PROBLEM -> Print, please, exactly and only the lines between the line holding "Recreate this image as a web" and the line holding "const fmt = v", inclusive, omitting any pictures.

RECORDS FOR THIS TASK ->
-------------------------
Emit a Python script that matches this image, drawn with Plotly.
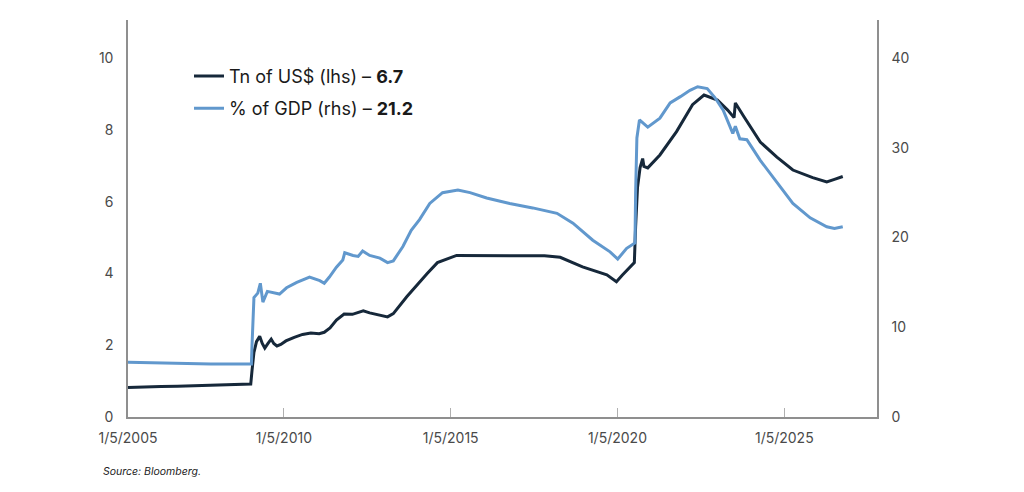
import plotly.graph_objects as go

# ---- Data ----
usd_dates = [
    "2005-01-05", "2005-07-01", "2006-01-01", "2006-07-01", "2007-01-01", "2007-07-01",
    "2008-01-01", "2008-06-01", "2008-09-10", "2008-09-24", "2008-10-15", "2008-11-12",
    "2008-12-17", "2009-01-14", "2009-02-11", "2009-03-18", "2009-04-22", "2009-05-20",
    "2009-06-24", "2009-08-05", "2009-09-30", "2009-12-30", "2010-03-31", "2010-06-30",
    "2010-09-29", "2010-11-24", "2011-01-26", "2011-04-06", "2011-06-29", "2011-09-28",
    "2011-12-28", "2012-01-25", "2012-04-04", "2012-07-04", "2012-10-17", "2012-12-19",
    "2013-05-15", "2013-12-25", "2014-04-16", "2014-11-12", "2015-06-01", "2016-01-01",
    "2016-07-01", "2017-01-01", "2017-07-01", "2017-12-20", "2018-08-22", "2019-05-15",
    "2019-08-28", "2019-10-30", "2020-01-22", "2020-03-11", "2020-03-25", "2020-04-15",
    "2020-05-13", "2020-06-10", "2020-06-24", "2020-08-05", "2020-12-16", "2021-06-16",
    "2021-12-08", "2022-04-13", "2022-09-07", "2022-12-28", "2023-03-08", "2023-03-22",
    "2023-06-28", "2023-12-20", "2024-06-19", "2024-12-11", "2025-07-16", "2025-12-17",
    "2026-03-11", "2026-06-10",
]
usd_tn = [
    0.82, 0.84, 0.85, 0.86, 0.87, 0.88,
    0.89, 0.90, 0.92, 1.30, 1.80, 2.10,
    2.25, 2.05, 1.92, 2.05, 2.17, 2.05,
    1.98, 2.02, 2.12, 2.22, 2.30, 2.34,
    2.32, 2.36, 2.48, 2.70, 2.87, 2.86,
    2.93, 2.96, 2.90, 2.85, 2.79, 2.88,
    3.35, 4.00, 4.30, 4.50, 4.50, 4.49,
    4.48, 4.48, 4.49, 4.45, 4.18, 3.96,
    3.77, 3.95, 4.17, 4.30, 5.30, 6.40,
    6.95, 7.20, 6.98, 6.94, 7.30, 7.95,
    8.70, 8.97, 8.83, 8.55, 8.34, 8.75,
    8.35, 7.66, 7.24, 6.88, 6.67, 6.55,
    6.62, 6.70,
]

gdp_dates = [
    "2005-01-05", "2005-07-01", "2006-01-01", "2006-07-01", "2007-01-01", "2007-07-01",
    "2008-01-01", "2008-07-01", "2008-09-17", "2008-09-24", "2008-10-15", "2008-11-26",
    "2008-12-24", "2009-01-21", "2009-03-11", "2009-07-22", "2009-10-07", "2010-01-27",
    "2010-06-16", "2010-10-06", "2010-11-24", "2011-01-19", "2011-04-06", "2011-06-15",
    "2011-07-06", "2011-10-05", "2011-11-30", "2012-01-18", "2012-04-04", "2012-07-25",
    "2012-10-17", "2012-12-19", "2013-04-03", "2013-07-03", "2013-10-02", "2014-01-22",
    "2014-06-11", "2014-11-26", "2015-04-08", "2015-10-07", "2016-06-15", "2017-02-22",
    "2017-11-15", "2018-05-09", "2018-12-12", "2019-06-19", "2019-09-11", "2019-12-18",
    "2020-02-26", "2020-03-18", "2020-03-25", "2020-04-08", "2020-05-06", "2020-08-05",
    "2020-12-16", "2021-04-07", "2021-07-28", "2021-11-10", "2022-02-02", "2022-05-18",
    "2022-08-10", "2022-11-09", "2023-02-22", "2023-03-22", "2023-05-10", "2023-07-26",
    "2023-12-20", "2024-06-19", "2024-12-11", "2025-06-18", "2025-12-17", "2026-03-11",
    "2026-06-10",
]
gdp_pct = [
    6.1, 6.05, 6.0, 6.0, 5.95, 5.9,
    5.9, 5.9, 5.9, 8.0, 13.3, 13.8,
    14.9, 12.8, 14.0, 13.7, 14.4, 15.0,
    15.6, 15.2, 14.9, 15.6, 16.7, 17.5,
    18.3, 18.0, 17.9, 18.5, 18.0, 17.7,
    17.2, 17.4, 19.0, 20.8, 22.0, 23.8,
    25.0, 25.3, 25.0, 24.4, 23.8, 23.3,
    22.7, 21.6, 19.7, 18.4, 17.6, 18.8,
    19.2, 19.4, 25.0, 31.1, 33.1, 32.3,
    33.3, 35.0, 35.7, 36.4, 36.8, 36.6,
    35.6, 34.2, 31.6, 32.4, 31.0, 30.9,
    28.6, 26.1, 23.8, 22.2, 21.2, 21.0,
    21.2,
]

x_tick_vals = ["2005-01-05", "2009-09-08", "2014-09-08", "2019-09-08", "2024-09-08"]
x_tick_text = ["1/5/2005", "1/5/2010", "1/5/2015", "1/5/2020", "1/5/2025"]
x_range = ["2005-01-05", "2027-06-20"]
lhs_ticks = [0, 2, 4, 6, 8, 10]
rhs_ticks = [0, 10, 20, 30, 40]

DARK = "#16283a"
BLUE = "#6198cd"
AXIS = "#8f8f8f"
TICKTXT = "#4a4a4a"
FONT = "Inter, Roboto, sans-serif"

fig = go.Figure()
fig.add_trace(go.Scatter(
    x=gdp_dates, y=gdp_pct, mode="lines", yaxis="y2",
    name="% of GDP (rhs) – <b>21.2</b>", legendrank=2, legendgroup="b",
    line=dict(color=BLUE, width=3),
))
fig.add_trace(go.Scatter(
    x=usd_dates, y=usd_tn, mode="lines", yaxis="y",
    name="Tn of US$ (lhs) – <b>6.7</b>", legendrank=1, legendgroup="a",
    line=dict(color=DARK, width=3),
))

fig.update_layout(
    width=1024, height=492,
    margin=dict(l=128, r=147, t=20, b=75),
    paper_bgcolor="white", plot_bgcolor="white",
    font=dict(family=FONT, color=TICKTXT, size=14),
    showlegend=True,
    legend=dict(
        x=(189 - 128) / 749, y=0.905, xanchor="left", yanchor="top",
        font=dict(family=FONT, size=18, color="#1a1a1a"),
        bgcolor="rgba(0,0,0,0)", traceorder="grouped", tracegroupgap=6,
    ),
    xaxis=dict(
        type="date", range=x_range,
        tickvals=x_tick_vals, ticktext=x_tick_text,
        ticks="inside", ticklen=9, tickwidth=1, tickcolor="#b0b0b0",
        showline=True, linecolor=AXIS, linewidth=1.5,
        showgrid=False, zeroline=False,
        ticklabelstandoff=7,
        tickfont=dict(size=14, color=TICKTXT),
    ),
    yaxis=dict(
        range=[0, 11.06], tickvals=lhs_ticks,
        showline=True, linecolor=AXIS, linewidth=1.5,
        showgrid=False, zeroline=False, ticks="",
        ticklabelstandoff=10,
        tickfont=dict(size=14, color=TICKTXT),
    ),
    yaxis2=dict(
        range=[0, 44.24], tickvals=rhs_ticks, overlaying="y", side="right",
        showline=True, linecolor=AXIS, linewidth=1.5,
        showgrid=False, zeroline=False, ticks="",
        ticklabelstandoff=10,
        tickfont=dict(size=14, color=TICKTXT),
    ),
    annotations=[dict(
        text="<i>Source: Bloomberg.</i>", xref="paper", yref="paper",
        x=(101 - 128) / 749, y=-(471 - 417) / 397, xanchor="left", yanchor="middle",
        showarrow=False, font=dict(family=FONT, size=10.5, color="#222222"),
    )],
)

fig.write_html("out.html")
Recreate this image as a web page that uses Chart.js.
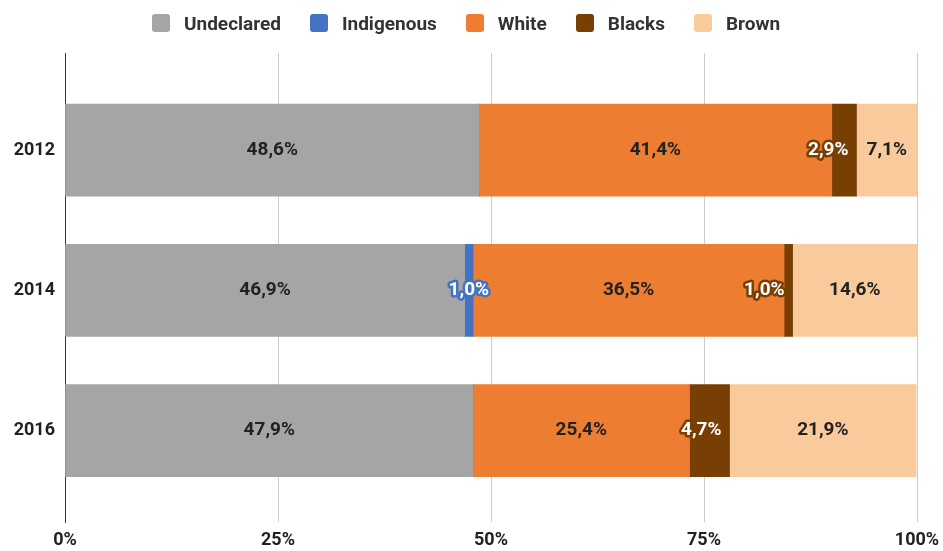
<!DOCTYPE html>
<html>
<head>
<meta charset="utf-8">
<script src="https://cdn.jsdelivr.net/npm/chart.js@4.4.1/dist/chart.umd.min.js"></script>
<style>
  html, body { margin: 0; padding: 0; background: #fff; }
  #wrap { position: relative; width: 943px; height: 551px; }
  #legend { position: absolute; left: 152px; top: 12px; height: 22px; display: flex; align-items: center;
            font-family: Roboto, sans-serif; font-weight: bold; font-size: 19px; color: #333; white-space: nowrap; }
  .item { display: flex; align-items: center; margin-right: 29px; }
  .box { width: 18px; height: 18px; border-radius: 3px; margin-right: 14px; }
</style>
</head>
<body>
<div id="wrap">
  <canvas id="c" width="943" height="551"></canvas>
  <div id="legend"></div>
</div>
<script>
const years = ['2012', '2014', '2016'];
const seriesNames = ['Undeclared', 'Indigenous', 'White', 'Blacks', 'Brown'];
const undeclared = [48.6, 46.9, 47.9];
const indigenous = [0, 1.0, 0];
const white = [41.4, 36.5, 25.4];
const blacks = [2.9, 1.0, 4.7];
const brown = [7.1, 14.6, 21.9];
const xTicks = [0, 25, 50, 75, 100];

const colors = ['#a5a5a5', '#4472c4', '#ed7d31', '#783f04', '#f9cb9c'];
const labelStyle = ['plain', 'outline', 'plain', 'outlineEnd', 'plain'];
const seriesValues = [undeclared, indigenous, white, blacks, brown];

const datasets = seriesNames.map((name, k) => ({
  label: name,
  data: seriesValues[k].map((v, i) => ({ x: v, y: i })),
  backgroundColor: colors[k],
  borderWidth: 0,
  barThickness: 92,
  labelStyle: labelStyle[k]
}));

const fmt = v => v.toFixed(1).replace('.', ',') + '%';

const labelPlugin = {
  id: 'barLabels',
  afterDatasetsDraw(chart) {
    const ctx = chart.ctx;
    ctx.save();
    ctx.font = 'bold 19px Roboto, sans-serif';
    ctx.textBaseline = 'middle';
    ctx.lineJoin = 'round';
    chart.data.datasets.forEach((ds, k) => {
      const meta = chart.getDatasetMeta(k);
      meta.data.forEach((bar, i) => {
        const v = ds.data[i].x;
        if (!v) return;
        const txt = fmt(v);
        let x = (bar.x + bar.base) / 2;
        const y = bar.y;
        ctx.textAlign = 'center';
        if (ds.labelStyle === 'outlineEnd') {
          ctx.textAlign = 'right';
          x = bar.x - 8;
        }
        if (ds.labelStyle === 'plain') {
          ctx.fillStyle = '#222';
          ctx.fillText(txt, x, y);
        } else {
          ctx.strokeStyle = ds.backgroundColor;
          ctx.lineWidth = 5;
          ctx.strokeText(txt, x, y);
          ctx.fillStyle = '#fff';
          ctx.fillText(txt, x, y);
        }
      });
    });
    ctx.restore();
  }
};

const chart = new Chart(document.getElementById('c'), {
  type: 'bar',
  data: { datasets },
  options: {
    responsive: false,
    animation: false,
    indexAxis: 'y',
    layout: { padding: { top: 53, right: 26, left: 0, bottom: 0 } },
    plugins: { legend: { display: false }, tooltip: { enabled: false } },
    scales: {
      x: {
        type: 'linear', stacked: true, min: 0, max: 100, offset: false,
        afterBuildTicks: s => { s.ticks = xTicks.map(v => ({ value: v })); },
        afterFit: s => { s.height = 29; s.paddingRight = 0; s.paddingLeft = 0; },
        grid: { color: '#cccccc', lineWidth: 1, drawTicks: false, offset: false },
        border: { display: false },
        ticks: { padding: 8, color: '#222', font: { family: 'Roboto', weight: 'bold', size: 18 },
                 callback: v => v + '%' }
      },
      y: {
        type: 'linear', stacked: true, reverse: true, min: -0.692, max: 2.652, offset: false,
        afterBuildTicks: s => { s.ticks = years.map((_, i) => ({ value: i })); },
        afterFit: s => { s.width = 65; },
        grid: { display: false, drawTicks: false, offset: false },
        border: { display: true, color: '#333', width: 1 },
        ticks: { padding: 10, color: '#222', font: { family: 'Roboto', weight: 'bold', size: 18 },
                 callback: v => years[v] }
      }
    }
  },
  plugins: [labelPlugin]
});

const legend = document.getElementById('legend');
chart.data.datasets.forEach(ds => {
  const it = document.createElement('div');
  it.className = 'item';
  const b = document.createElement('div');
  b.className = 'box';
  b.style.background = ds.backgroundColor;
  const t = document.createElement('span');
  t.textContent = ds.label;
  it.appendChild(b); it.appendChild(t);
  legend.appendChild(it);
});
</script>
</body>
</html>
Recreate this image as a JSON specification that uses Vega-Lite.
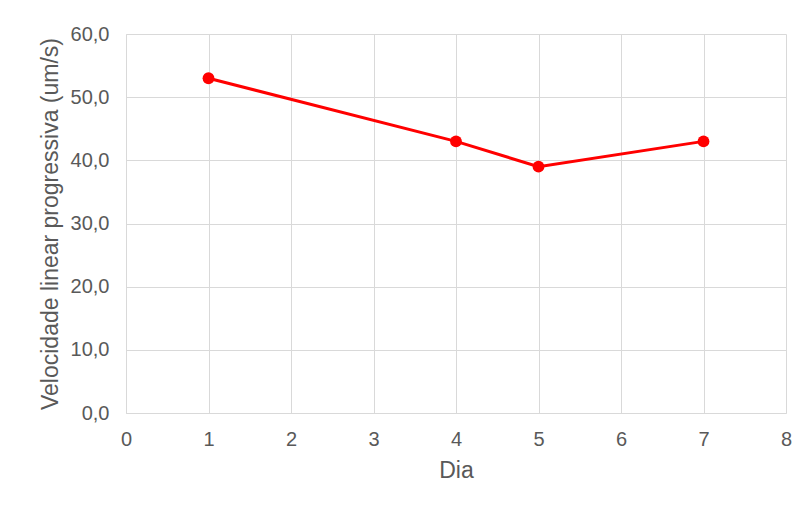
{
  "$schema": "https://vega.github.io/schema/vega-lite/v6.json",
  "width": 660,
  "height": 379,
  "autosize": "none",
  "padding": {"left": 126, "top": 34, "right": 26, "bottom": 94},
  "background": "white",
  "config": {
    "view": {"stroke": null},
    "font": "Liberation Sans",
    "axis": {
      "labelFont": "Liberation Sans",
      "titleFont": "Liberation Sans",
      "labelColor": "#595959",
      "titleColor": "#595959",
      "labelFontSize": 20,
      "titleFontSize": 23,
      "titleFontWeight": "normal",
      "gridColor": "#d9d9d9",
      "domainColor": "#d9d9d9",
      "ticks": false,
      "labelFlush": false
    }
  },
  "data": {
    "values": [
      {"Dia": 1, "v": 53},
      {"Dia": 4, "v": 43},
      {"Dia": 5, "v": 39},
      {"Dia": 7, "v": 43}
    ]
  },
  "mark": {"type": "line", "color": "#ff0000", "strokeWidth": 3, "point": {"filled": true, "color": "#ff0000", "size": 140, "opacity": 1}},
  "encoding": {
    "x": {
      "field": "Dia", "type": "quantitative",
      "scale": {"domain": [0, 8], "nice": false, "zero": false},
      "axis": {"values": [0,1,2,3,4,5,6,7,8], "title": "Dia", "labelPadding": 16, "titlePadding": 10}
    },
    "y": {
      "field": "v", "type": "quantitative",
      "scale": {"domain": [0, 60], "nice": false},
      "axis": {"values": [0,10,20,30,40,50,60], "title": "Velocidade linear progressiva (um/s)", "labelExpr": "replace(format(datum.value, '.1f'), '.', ',')", "labelPadding": 17, "titlePadding": 8}
    }
  }
}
-------------------------
FINISHED TASK ->
Recreate this image as a web page that uses Chart.js.
<!DOCTYPE html>
<html>
<head>
<meta charset="utf-8">
<script src="https://cdn.jsdelivr.net/npm/chart.js@4.4.1/dist/chart.umd.min.js"></script>
<style>
  html, body { margin: 0; padding: 0; background: #fff; }
  #wrap { position: relative; width: 943px; height: 551px; }
  #legend { position: absolute; left: 152px; top: 12px; height: 22px; display: flex; align-items: center;
            font-family: Roboto, sans-serif; font-weight: bold; font-size: 19px; color: #333; white-space: nowrap; }
  .item { display: flex; align-items: center; margin-right: 29px; }
  .box { width: 18px; height: 18px; border-radius: 3px; margin-right: 14px; }
</style>
</head>
<body>
<div id="wrap">
  <canvas id="c" width="943" height="551"></canvas>
  <div id="legend"></div>
</div>
<script>
const years = ['2012', '2014', '2016'];
const seriesNames = ['Undeclared', 'Indigenous', 'White', 'Blacks', 'Brown'];
const undeclared = [48.6, 46.9, 47.9];
const indigenous = [0, 1.0, 0];
const white = [41.4, 36.5, 25.4];
const blacks = [2.9, 1.0, 4.7];
const brown = [7.1, 14.6, 21.9];
const xTicks = [0, 25, 50, 75, 100];

const colors = ['#a5a5a5', '#4472c4', '#ed7d31', '#783f04', '#f9cb9c'];
const labelStyle = ['plain', 'outline', 'plain', 'outlineEnd', 'plain'];
const seriesValues = [undeclared, indigenous, white, blacks, brown];

const datasets = seriesNames.map((name, k) => ({
  label: name,
  data: seriesValues[k].map((v, i) => ({ x: v, y: i })),
  backgroundColor: colors[k],
  borderWidth: 0,
  barThickness: 92,
  labelStyle: labelStyle[k]
}));

const fmt = v => v.toFixed(1).replace('.', ',') + '%';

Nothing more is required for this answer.